Kant, la invitación a la crítica
El filósofo de Königsberg sugirió hace tres siglos que no estaría de más que cada cual se animara a pensar por sí mismo: “¡Ten valor de servirte de tu propio entendimiento!”
Seguramente, la filosofía solo adquiere sentido cuando se acude a ella para procurar ajustar mejor las preguntas que surgen en nuestras propias circunstancias. Por eso tiene cierta lógica acordarse de Immanuel Kant ahora que se celebra durante este año el tercer siglo de su nacimiento, el 22 de abril de 1724. Ha pasado mucho tiempo, pero quizá no sea mal momento para mirarnos en el espejo de su filosofía. Murió en 1804, así que le tocó vivir sus últimos años en medio de la tormenta que desencadenó la Revolución Francesa, en un mundo que se partía en dos y durante una época que produjo profundas conmociones en las ideas, los afectos y los valores. La misma Revolución Francesa igual no hubiera sido posible sin las ideas de Kant sobre la razón, sobre la necesaria independencia de cada cual para construir sus propios criterios, sin su vocación por una sociedad que incluyera a todos y fuera ilustrada, sin su proyecto de un mundo que se sostuviera en la ley y con sujetos con vocación de ser libres.
Kant miró con simpatía los cambios que se estaban produciendo en Francia, aun cuando formara parte de una sociedad conservadora, la de Königsberg —en Prusia oriental—, que miró con desconfianza y temor aquella abrupta conmoción que derrumbó el Antiguo Régimen. Norbert Bilbeny, en El torbellino Kant (Ariel), publicado hace unos meses, apunta que el filósofo apostaba por una república parlamentaria de representación popular y con una clara división de poderes. Y señala que Kant incluso se permitió proponer en uno de sus últimos libros, Sobre la paz perpetua, la construcción de una “federación universal” de los Estados. Todos ellos tenían que adoptar el régimen republicano y su unidad podía ser el camino para que se concretara aquel desafío que Kant formuló de manera diáfana y radical: “La razón práctico-moral expresa en nosotros su veto irrevocable: no debe existir guerra”.

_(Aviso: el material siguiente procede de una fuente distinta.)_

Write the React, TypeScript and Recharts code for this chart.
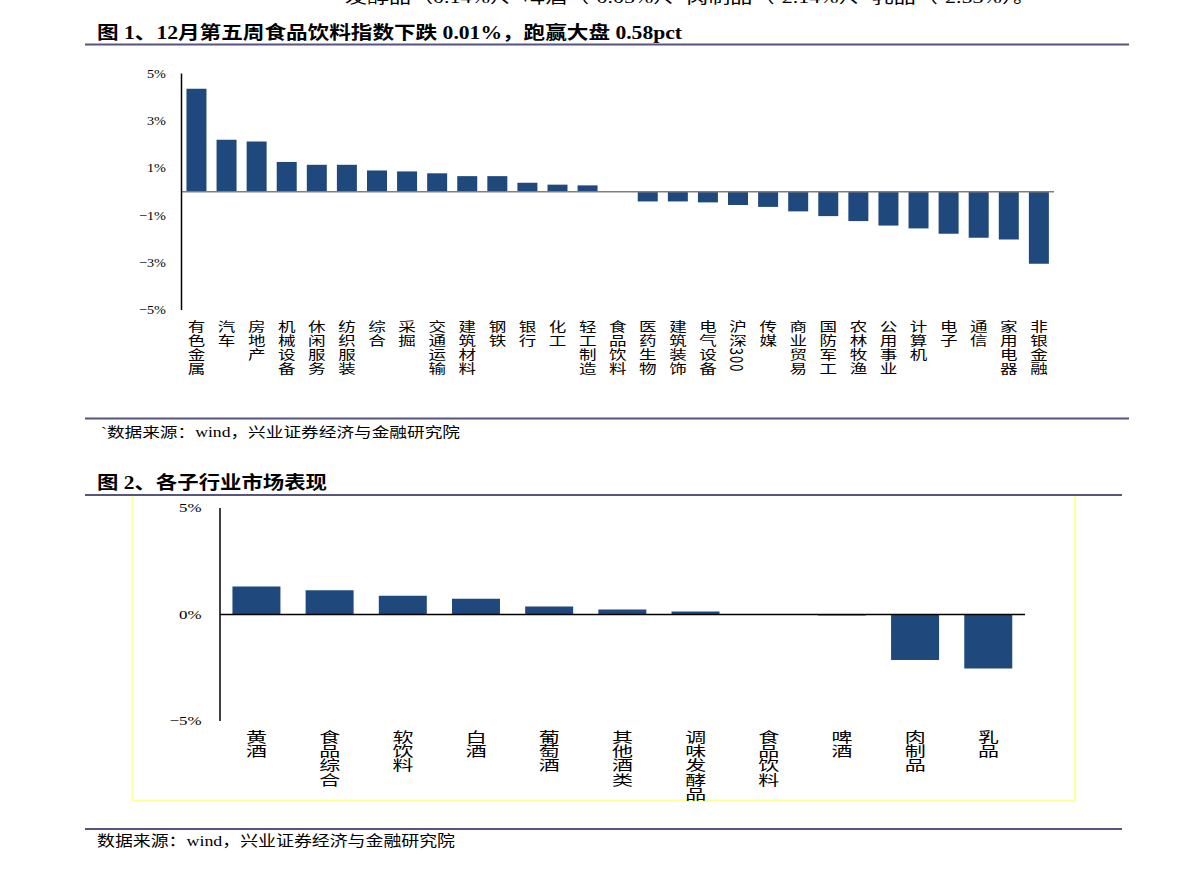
import React from 'react';
import { BarChart, Bar, XAxis, YAxis, ReferenceLine } from 'recharts';

// 图1：申万一级行业周涨跌幅（%）
const industries = [
  '有色金属', '汽车', '房地产', '机械设备', '休闲服务', '纺织服装', '综合', '采掘',
  '交通运输', '建筑材料', '钢铁', '银行', '化工', '轻工制造', '食品饮料', '医药生物',
  '建筑装饰', '电气设备', '沪深300', '传媒', '商业贸易', '国防军工', '农林牧渔',
  '公用事业', '计算机', '电子', '通信', '家用电器', '非银金融',
];
const industryReturns = [
  4.35, 2.2, 2.13, 1.26, 1.14, 1.14, 0.9, 0.86, 0.78, 0.66, 0.66, 0.38, 0.3, 0.27,
  -0.01, -0.41, -0.41, -0.45, -0.56, -0.64, -0.83, -1.03, -1.24, -1.43, -1.55,
  -1.78, -1.95, -2.02, -3.04,
];
const industryTicks = [-5, -3, -1, 1, 3, 5];

// 图2：食品饮料子行业涨跌幅（%）
const subIndustries = [
  '黄酒', '食品综合', '软饮料', '白酒', '葡萄酒', '其他酒类', '调味发酵品',
  '食品饮料', '啤酒', '肉制品', '乳品',
];
const subReturns = [1.31, 1.14, 0.88, 0.74, 0.38, 0.23, 0.14, -0.01, -0.05, -2.14, -2.53];
const subTicks = [-5, 0, 5];

const industryData = industries.map((name, i) => ({ name, value: industryReturns[i] }));
const subData = subIndustries.map((name, i) => ({ name, value: subReturns[i] }));

const BAR = '#1f497d';
const CJK = '"Liberation Serif", "Noto Sans CJK SC", serif';
const LINE = '#55557e';

const pct = (v: number) => (v < 0 ? `\u2212${Math.abs(v)}%` : `${v}%`);

// vertical category label (top-to-bottom writing, digits turn sideways)
const VerticalTick = (props: any) => {
  const { x, payload, top, step, size, stretch } = props;
  return (
    <text
      transform={`translate(${x},${top}) scale(${stretch},1)`}
      style={{ writingMode: 'vertical-rl', textOrientation: 'mixed' } as any}
      letterSpacing={step - size}
      fontSize={size}
      fontFamily='"Noto Sans CJK SC", sans-serif'
      fill="#000"
    >
      {payload.value}
    </text>
  );
};

const ValueTick = (props: any) => {
  const { y, payload, right, size, stretch } = props;
  return (
    <text
      transform={`translate(${right},${y}) scale(${stretch},1)`}
      textAnchor="end"
      dominantBaseline="central"
      fontSize={size}
      fontFamily='"Liberation Serif", serif'
      fill="#000"
    >
      {pct(payload.value)}
    </text>
  );
};

export default function App() {
  return (
    <div style={{ position: 'absolute', left: 0, top: 0, width: 1191, height: 870, background: '#fff', overflow: 'hidden' }}>
      <svg width={1191} height={870} style={{ position: 'absolute', left: 0, top: 0 }}>
        <text x={345} y={3} fontSize={17} fontFamily={CJK} textLength={690} lengthAdjust="spacingAndGlyphs">
          发酵品（0.14%）、啤酒（-0.05%）、肉制品（-2.14%）、乳品（-2.53%）。
        </text>
        <text x={97} y={39} fontSize={18} fontWeight={700} fontFamily={CJK} textLength={585} lengthAdjust="spacingAndGlyphs">
          图 1、12月第五周食品饮料指数下跌 0.01%，跑赢大盘 0.58pct
        </text>
        <line x1={85} x2={1129} y1={44.5} y2={44.5} stroke={LINE} strokeWidth={2} />
        <line x1={85} x2={1129} y1={418.5} y2={418.5} stroke={LINE} strokeWidth={2} />
        <text x={101} y={437} fontSize={14} fontFamily={CJK} textLength={359} lengthAdjust="spacingAndGlyphs">
          `数据来源：wind，兴业证券经济与金融研究院
        </text>
        <text x={97} y={489} fontSize={18} fontWeight={700} fontFamily={CJK} textLength={230} lengthAdjust="spacingAndGlyphs">
          图 2、各子行业市场表现
        </text>
        <rect x={132.5} y={495} width={942.5} height={305.5} fill="none" stroke="#ffff9a" strokeWidth={2} />
        <line x1={85} x2={1122} y1={495} y2={495} stroke={LINE} strokeWidth={2} />
        <line x1={85} x2={1122} y1={829} y2={829} stroke={LINE} strokeWidth={2} />
        <text x={97} y={846} fontSize={15} fontFamily={CJK} textLength={358} lengthAdjust="spacingAndGlyphs">
          数据来源：wind，兴业证券经济与金融研究院
        </text>
      </svg>

      <div style={{ position: 'absolute', left: 0, top: 0 }}>
        <BarChart
          width={1191}
          height={400}
          data={industryData}
          margin={{ top: 73.5, right: 137, bottom: 10, left: 121.5 }}
          barCategoryGap="16.5%"
        >
          <XAxis
            dataKey="name"
            interval={0}
            axisLine={false}
            tickLine={false}
            height={80}
            tick={(p: any) => <VerticalTick {...p} top={319.5} step={14.1} size={13} stretch={1.35} />}
          />
          <YAxis
            type="number"
            domain={[-5, 5]}
            ticks={industryTicks}
            width={60}
            axisLine={{ stroke: '#000', strokeWidth: 1.5 }}
            tickLine={false}
            tick={(p: any) => <ValueTick {...p} right={166} size={13} stretch={1.1} />}
          />
          <Bar dataKey="value" fill={BAR} isAnimationActive={false} />
          <ReferenceLine y={0} stroke="#7f7f7f" strokeWidth={1.5} />
        </BarChart>
      </div>

      <div style={{ position: 'absolute', left: 0, top: 495 }}>
        <BarChart
          width={1191}
          height={310}
          data={subData}
          margin={{ top: 13, right: 166, bottom: 10, left: 160 }}
          barCategoryGap="17%"
        >
          <XAxis
            dataKey="name"
            interval={0}
            axisLine={false}
            tickLine={false}
            height={74}
            tick={(p: any) => <VerticalTick {...p} top={234.5} step={14.3} size={14} stretch={1.5} />}
          />
          <YAxis
            type="number"
            domain={[-5, 5]}
            ticks={subTicks}
            width={60}
            axisLine={{ stroke: '#000', strokeWidth: 1.5 }}
            tickLine={false}
            tick={(p: any) => <ValueTick {...p} right={201.5} size={13} stretch={1.3} />}
          />
          <Bar dataKey="value" fill={BAR} isAnimationActive={false} />
          <ReferenceLine y={0} stroke="#000" strokeWidth={1.5} />
        </BarChart>
      </div>
    </div>
  );
}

Hay un Kant que resulta especialmente próximo en los últimos capítulos del libro de Bilbeny. Es el que muestra al pensador como un modesto explorador que se ha embarcado toda su vida en la aventura de explicarse las cosas y de buscarles un sentido. Kant no salió de Königsberg, a pesar de que le hicieron jugosas propuestas de trabajo en otros lugares de la Alemania de entonces, pero fue un hombre abierto al mundo, sofisticado, cosmopolita. Bilbeny habla de un artículo que escribió en 1784 en el que reclamaba con insistencia que cada cual aprenda a pensar por sí mismo, y en el que escribió, recordando el viejo Sapere aude! —atrévete a pensar— de Horacio: “¡Ten valor de servirte de tu propio entendimiento! He aquí el lema de la Ilustración”.
Si no fuera porque la Ilustración pasa por horas bajas, ese lema debería ser el lema de nuestro tiempo, que también está partido en dos: entre los que se han rendido ya a las grandes emociones —y al vibrante espectáculo— de recuperar viejas grandezas y los que se baten por buscar soluciones a cada embrollo —con su inevitable punto de aburrimiento, normativas y trabajo, mucho trabajo—. En los años finales de Kant, Bilbeny recuerda que llegaba ya una nueva generación intelectual alemana que enlazaba “la libertad con el sentimiento y lo absoluto, ya no con la razón y la crítica”. La crítica se va construyendo, es una tarea infinita, y derrumba y horada y masacra cada uno de esos mitos en los que se siguen sosteniendo los proyectos absolutos —¿absolutistas?— y sentimentales de los líderes iluminados. Por eso mismo hace falta volver a Kant. Y atreverse.